BRIEF DESCRIPTION OF THE DRAWINGS
[0061] The invention will now be described in connection with
certain preferred embodiments with reference to the following
illustrative figures so that it may be more fully understood.
[0062] With specific reference now to the figures in detail, it is
stressed that the particulars shown are by way of example and for
purposes of illustrative discussion of the preferred embodiments of
the present invention only and are presented in the cause of
providing what is believed to be the most useful and readily
understood description of the principles and conceptual aspects of
the invention.

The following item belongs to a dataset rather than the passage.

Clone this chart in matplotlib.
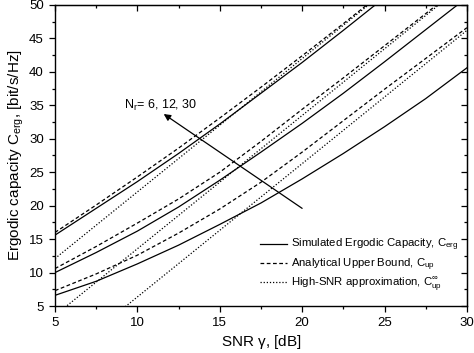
import matplotlib
matplotlib.use("Agg")
import matplotlib.pyplot as plt
from matplotlib.ticker import MultipleLocator

plt.rcParams['font.family'] = ['Liberation Sans', 'DejaVu Sans']
plt.rcParams['mathtext.default'] = 'regular'

# SNR grid [dB]
snr = [5, 7.5, 10, 12.5, 15, 17.5, 20, 22.5, 25, 27.5, 30]

# simulated ergodic capacity (solid)
sim_30 = [15.6, 19.6, 23.6, 27.8, 32.2, 36.8, 41.4, 46.2, 51.1, 56.0, 61.0]
sim_12 = [10.0, 13.0, 16.2, 19.8, 23.8, 28.0, 32.3, 36.8, 41.5, 46.3, 51.1]
sim_6 = [6.6, 8.7, 11.3, 14.1, 17.2, 20.4, 24.0, 27.8, 31.8, 36.0, 40.6]

# analytical upper bound (dashed)
up_30 = [16.0, 20.1, 24.3, 28.6, 33.1, 37.7, 42.4, 47.2, 52.1, 57.0, 62.0]
up_12 = [10.6, 13.9, 17.4, 21.0, 25.0, 29.6, 34.4, 39.1, 43.9, 48.7, 53.6]
up_6 = [7.3, 9.8, 12.6, 15.9, 19.5, 23.5, 28.0, 32.7, 37.4, 42.0, 46.6]

# high-SNR approximation (dotted, straight lines in dB)
snr_hi = [5, 30]
hi_30 = [12.1, 61.9]
hi_12 = [3.6, 53.4]
hi_6 = [-3.6, 46.2]

fig = plt.figure(figsize=(4.74, 3.53), dpi=100)
ax = fig.add_axes([0.116, 0.133, 0.869, 0.853])

lw = 0.9
ax.plot(snr, sim_30, color='black', lw=lw, label='Simulated Ergodic Capacity, C$_{erg}$')
ax.plot(snr, up_30, color='black', lw=lw, ls=(0, (3, 2)), label='Analytical Upper Bound, C$_{up}$')
ax.plot(snr_hi, hi_30, color='black', lw=lw, ls=(0, (1, 1.5)), label='High-SNR approximation, C$_{up}^{\\infty}$')
for s, u, h in [(sim_12, up_12, hi_12), (sim_6, up_6, hi_6)]:
    ax.plot(snr, s, color='black', lw=lw)
    ax.plot(snr, u, color='black', lw=lw, ls=(0, (3, 2)))
    ax.plot(snr_hi, h, color='black', lw=lw, ls=(0, (1, 1.5)))

ax.set_xlim(5, 30)
ax.set_ylim(5, 50)
ax.xaxis.set_major_locator(MultipleLocator(5))
ax.xaxis.set_minor_locator(MultipleLocator(2.5))
ax.yaxis.set_major_locator(MultipleLocator(5))
ax.yaxis.set_minor_locator(MultipleLocator(2.5))
ax.tick_params(which='both', direction='out', labelsize=9.5, width=0.9)
ax.tick_params(which='major', length=4.5)
ax.tick_params(which='minor', length=2.5)

# inward ticks on top and right like Origin
secx = ax.secondary_xaxis('top')
secx.xaxis.set_major_locator(MultipleLocator(5))
secx.xaxis.set_minor_locator(MultipleLocator(2.5))
secx.tick_params(which='both', direction='in', labeltop=False, width=0.9)
secx.tick_params(which='major', length=4.5)
secx.tick_params(which='minor', length=2.5)
secy = ax.secondary_yaxis('right')
secy.yaxis.set_major_locator(MultipleLocator(5))
secy.yaxis.set_minor_locator(MultipleLocator(2.5))
secy.tick_params(which='both', direction='in', labelright=False, width=0.9)
secy.tick_params(which='major', length=4.5)
secy.tick_params(which='minor', length=2.5)
for sp in ax.spines.values():
    sp.set_linewidth(1.0)

ax.set_xlabel('SNR $\\gamma$, [dB]', fontsize=11, labelpad=3)
ax.set_ylabel('Ergodic capacity C$_{erg}$, [bit/s/Hz]', fontsize=11, labelpad=2)

ax.annotate('', xy=(11.6, 33.7), xytext=(20.0, 19.6),
            arrowprops=dict(arrowstyle='-|>', color='black', lw=0.9,
                            mutation_scale=10, shrinkA=0, shrinkB=0))
ax.text(9.2, 35.0, 'N$_r$= 6, 12, 30', fontsize=9, va='center', ha='left')

leg = ax.legend(loc='center left', bbox_to_anchor=(0.487, 0.136), frameon=False,
                fontsize=8.2, handlelength=2.4, handletextpad=0.3,
                labelspacing=0.25, borderaxespad=0)

fig.savefig('out.png', dpi=100)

In this regard, no attempt is made to show
structural details of the invention in more detail than is
necessary for a fundamental understanding of the invention, the
description taken with the drawings making apparent to those
skilled in the art how the several forms of the invention may be
embodied in practice.
[0063] In the drawings:
[0064] FIG. 1 is a simplified pictorial illustration of a system
for text improvement, in accordance with an embodiment of the
present invention;
[0065] FIG. 2A is a simplified flow chart of a method for offline
processing of a corpus, in accordance with an embodiment of the
present invention;
[0066] FIG. 2B is a simplified flow chart of a method for
abstracting of sentences, in accordance with an embodiment of the
present invention;
[0067] FIG. 2C is a simplified flow chart of a method for scoring
and annotating an abstracted sentence, in accordance with an
embodiment of the present invention;
[0068] FIG. 2D is a simplified flow chart of a method for
associating and scoring linguistic properties with a sentence, in
accordance with an embodiment of the present invention;
[0069] FIG. 3A is a simplified flow chart of a method for improving
sentences, in accordance with an embodiment of the present
invention;
[0070] FIG. 3B is a simplified flow chart of a method for matching
criteria, in accordance with an embodiment of the present
invention;
[0071] FIG. 3C is a simplified flow chart of a method for
post-processing of abstract sentences, in accordance with an
embodiment of the present invention;
[0072] FIG. 3D is a simplified flow chart of a method for
adaptation of input noun phrases, in accordance with an embodiment
of the present invention;
[0073] FIG. 4 is a simplified flow chart of a method for iterative
text improvement, in accordance with an embodiment of the present
invention;
[0074] FIG. 5 is a simplified flow chart of a method for assisting
people with reading disabilities, in accordance with an embodiment
of the present invention;
[0075] FIG. 6 is a simplified flow chart of a method for text
evaluation, in accordance with an embodiment of the present
invention;
[0076] FIG. 7 is a simplified flow chart of a method for filtering
texts, in accordance with an embodiment of the present invention;
and
[0077] FIG. 8 is a simplified flow chart of a method for
ontology-based advertising, in accordance with an embodiment of the
present invention;
[0078] In all the figures similar reference numerals identify
similar parts.
DETAILED DESCRIPTION OF PREFERRED EMBODIMENTS
[0079] In the detailed description, numerous specific details are
set forth in order to provide a thorough understanding of the
invention. However, it will be understood by those skilled in the
art that these are specific embodiments and that the present
invention may be practiced also in different ways that embody the
characterizing features of the invention as described and claimed
herein.
[0080] The present invention describes systems, methods and
software for text processing and natural language processing. More
specifically, the invention describes methods for text improvement,
grammar checking and correction, as well as style checking and
correction. The method of text improvement has applications for
text editing and composition, evaluation of text quality, document
filtering, based on text quality, assistance to individuals with
reading disabilities, text translation, and targeted on-line
advertising.
[0081] Reference is now made to FIG. 1 which is a schematic
pictorial illustration of a computer system to improve text,
comprising a personal computer (PC) 104 and a User 102 using the PC
to write a document 106, an email message 108 or a web page 110.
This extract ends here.